Reasoning for Breach of Duty of Loyalty and Fiduciary Duty
In assessing the claims for breach of duty of loyalty and fiduciary duty, the court examined whether Baker was considered a "key employee" under Wisconsin law. The court found that Danaher had sufficiently alleged Baker's senior-level positions, which included significant responsibilities and access to confidential information. This status was pertinent because Wisconsin law requires that a breach of loyalty claim against an employee, who is not an officer or director, demonstrate that the employee held a key position. The court determined that Baker's roles as Senior Corporate Director and Master Trainer of the Danaher Business System were indicative of a key employee status. Additionally, the court found that Danaher had adequately pleaded its efforts to protect its trade secrets, thus allowing the claims for breach of duty to survive the motion to dismiss. Consequently, the court denied the motion to dismiss these claims, indicating that Danaher had presented enough basis to proceed with its allegations.

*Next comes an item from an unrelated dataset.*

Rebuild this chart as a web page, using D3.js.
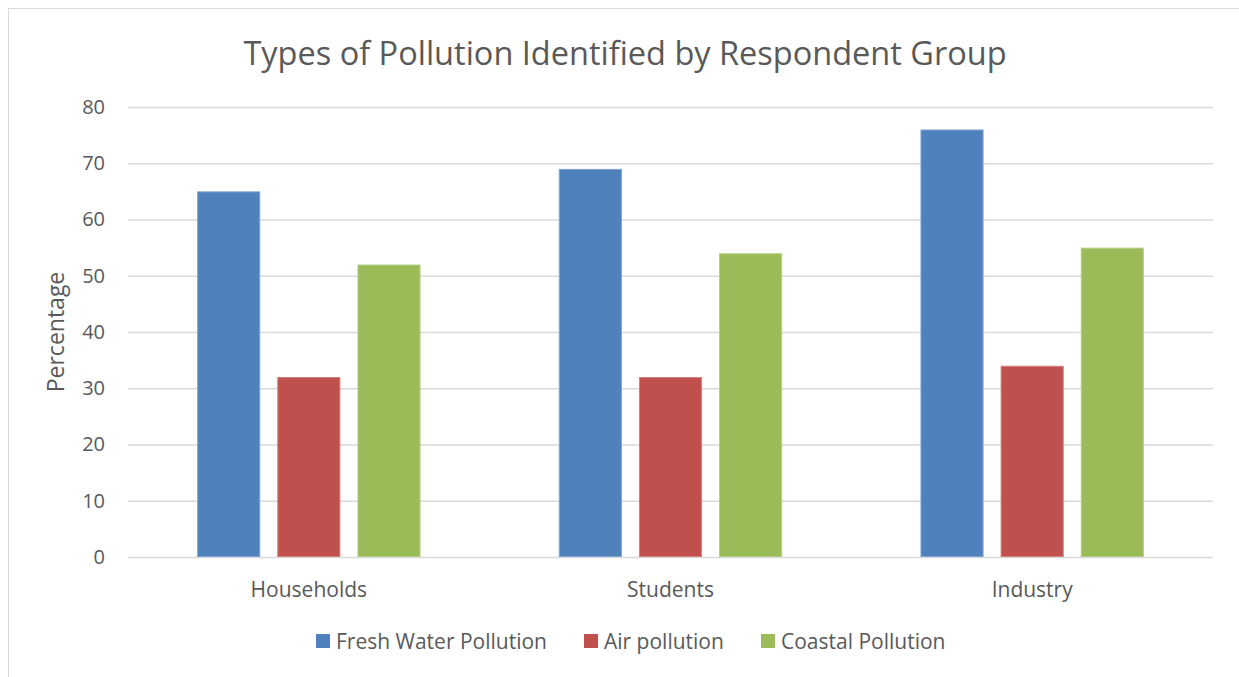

Reasoning for Trade Secret Misappropriation
Finally, the court evaluated the trade secret misappropriation claims under both state and federal law. Defendants contended that Danaher failed to adequately allege that its Danaher Business System (DBS) constituted a trade secret. However, the court found that Danaher had presented sufficient factual allegations supporting the notion that certain aspects of DBS were protectable as trade secrets. The court referred to established legal principles indicating that a trade secret could exist in a combination of elements, even if some individual components were publicly available. By asserting that specific characteristics of DBS provided a competitive advantage and were kept confidential, Danaher met the threshold for pleading a trade secret claim. The court acknowledged that while some aspects of the DBS might be in the public domain, the unique combination of these elements warranted further examination. Therefore, the court denied the motion to dismiss the trade secret claims, allowing Danaher to pursue this aspect of its case.